The Nigerian National Petroleum Company Limited (NNPCL) has acknowledged the ongoing fuel scarcity across the country, attributing it to foreign exchange (FX) illiquidity, distribution challenges, and the need to balance fuel imports with existing debts. Dapo Segun, Executive Vice President of Downstream Operations at NNPCL, made the disclosure during an interview on Arise News, emphasizing that the company is actively working to resolve the supply shortfall but did not provide a specific timeline for when the scarcity would ease.

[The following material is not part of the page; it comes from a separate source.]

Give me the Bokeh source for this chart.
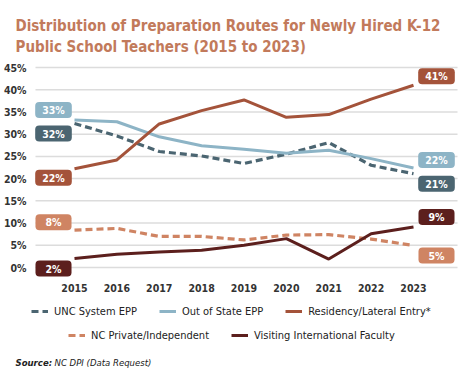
from bokeh.plotting import figure
from bokeh.models import (Label, Legend, LegendItem, FixedTicker,
                          PrintfTickFormatter, Range1d)
from bokeh.embed import file_html
from bokeh.resources import INLINE

years = [2015, 2016, 2017, 2018, 2019, 2020, 2021, 2022, 2023]
unc_system = [32.4, 29.6, 26.1, 25.1, 23.4, 25.5, 28.1, 23.0, 21.1]
out_of_state = [33.2, 32.8, 29.4, 27.4, 26.6, 25.7, 26.4, 24.5, 22.4]
residency = [22.2, 24.2, 32.3, 35.3, 37.7, 33.8, 34.4, 37.9, 41.0]
nc_private = [8.4, 8.8, 7.0, 7.0, 6.2, 7.3, 7.4, 6.4, 4.95]
visiting = [2.0, 3.0, 3.5, 3.9, 5.0, 6.5, 1.9, 7.6, 9.1]
y_ticks = [0, 5, 10, 15, 20, 25, 30, 35, 40, 45]

title_lines = ["Distribution of Preparation Routes for Newly Hired K-12",
               "Public School Teachers (2015 to 2023)"]

W, H = 474, 376
# pixel layout of the plotting area
PX_X0, PX_X1 = 74, 413      # x pixel of first / last year
PX_Y0, PX_Y45 = 267, 67     # y pixel of 0% / 45%
GRID_L, GRID_R = 35, 457
AXIS_BOTTOM = 274

FONT = "DejaVu Sans Condensed"
TITLE_C = "#c27a5b"

kx = (PX_X1 - PX_X0) / (years[-1] - years[0])
ky = (PX_Y0 - PX_Y45) / 45.0
def dx(px):
    return years[0] + (px - PX_X0) / kx
def dy(py):
    return (PX_Y0 - py) / ky

# name, values, colour, dash, width, end-label offsets (left, right) in px
series = [
    ("UNC System EPP", unc_system, "#4b6571", "7 4", 3.2, -10, -10),
    ("Out of State EPP", out_of_state, "#8db4c6", "solid", 3, 10, 8),
    ("Residency/Lateral Entry*", residency, "#a4533a", "solid", 3, -9, 9),
    ("NC Private/Independent", nc_private, "#cf8463", "7 4", 3.2, 8, -10),
    ("Visiting International Faculty", visiting, "#5c1f1d", "solid", 3, -10, 10),
]

p = figure(width=W, height=H, x_range=Range1d(dx(0), dx(W)),
           y_range=Range1d(dy(H), dy(0)), output_backend="svg",
           toolbar_location=None, min_border=0)
p.outline_line_color = None
p.background_fill_color = "white"

# horizontal grid lines
p.segment(x0=[dx(GRID_L)] * len(y_ticks), x1=[dx(GRID_R)] * len(y_ticks),
          y0=y_ticks, y1=y_ticks, line_color="#dcdcdc", line_width=1.5)

renderers = {}
for name, vals, col, dash, lw, yo_l, yo_r in series:
    r = p.line(years, vals, line_color=col, line_width=lw, line_dash=dash)
    renderers[name] = r
    for x, v, xo, yo in ((years[0], vals[0], -21, yo_l), (years[-1], vals[-1], 23, yo_r)):
        txt = f"{round(v)}%"
        pad = 7 if len(txt) == 3 else 10
        p.add_layout(Label(x=x, y=v, x_offset=xo, y_offset=yo, text=txt,
                           text_align="center", text_baseline="middle",
                           text_color="white", text_font=FONT,
                           text_font_style="bold", text_font_size="10.5px",
                           background_fill_color=col, border_radius=4,
                           padding=dict(top=2, right=pad, bottom=2, left=pad)))

p.xaxis.ticker = FixedTicker(ticks=years)
p.yaxis.ticker = FixedTicker(ticks=y_ticks)
p.yaxis.formatter = PrintfTickFormatter(format="%d%%")
p.xaxis.fixed_location = dy(AXIS_BOTTOM)
p.yaxis.fixed_location = dx(GRID_L)
for ax in (p.xaxis, p.yaxis):
    ax.axis_line_color = None
    ax.major_tick_line_color = None
    ax.minor_tick_line_color = None
    ax.major_label_text_font = FONT
    ax.major_label_text_font_style = "bold"
    ax.major_label_text_font_size = "10.5px"
    ax.major_label_text_color = "#333333"
    ax.major_label_standoff = 3
p.xgrid.grid_line_color = None
p.ygrid.grid_line_color = None

leg_style = dict(orientation="horizontal",
                 label_text_font=FONT, label_text_font_size="11px",
                 label_text_color="#222222", glyph_width=17, glyph_height=16,
                 label_height=16, label_standoff=6, spacing=22, padding=4,
                 margin=0, border_line_color=None, background_fill_alpha=0)
names = [s[0] for s in series]
leg1 = Legend(items=[LegendItem(label=n, renderers=[renderers[n]]) for n in names[:3]],
              location=(31, H - 319), **leg_style)
leg2 = Legend(items=[LegendItem(label=n, renderers=[renderers[n]]) for n in names[3:]],
              location=(68, H - 343), **leg_style)
p.add_layout(leg1)
p.add_layout(leg2)

for line, yb in zip(title_lines, (25, 46)):
    p.add_layout(Label(x=15, y=H - yb, x_units="screen", y_units="screen",
                       text=line, text_font=FONT, text_font_style="bold",
                       text_font_size="15px", text_color=TITLE_C,
                       text_baseline="alphabetic"))

p.add_layout(Label(x=15, y=H - 362, x_units="screen", y_units="screen",
                   text="Source:", text_font=FONT, text_font_style="bold italic",
                   text_font_size="9.5px", text_color="#222222",
                   text_baseline="alphabetic"))
p.add_layout(Label(x=54, y=H - 362, x_units="screen", y_units="screen",
                   text="NC DPI (Data Request)", text_font=FONT,
                   text_font_style="italic", text_font_size="9.5px",
                   text_color="#222222", text_baseline="alphabetic"))

open("out.html", "w").write(file_html(p, INLINE))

Segun explained that the shortage is being exacerbated by FX constraints, which hinder the company’s ability to import sufficient petrol to meet demand. *“First, we have conditions that affect our ability to distribute fuel efficiently. We do have a constraint of FX illiquidity,”* he stated, noting that the company is navigating a fine balance between managing its debts and maintaining adequate fuel imports.
A significant issue, according to Segun, is the reluctance to allow market forces to fully determine petrol prices. He pointed out that regulatory factors and pricing limitations complicate efforts to stabilize the supply chain.
As NNPCL continues to address these challenges, long fuel queues persist across the country, leaving Nigerians eagerly awaiting a resolution to the scarcity. Despite the uncertainty around when normalcy will return, the company’s efforts to mitigate the impact of FX shortages and improve distribution are ongoing.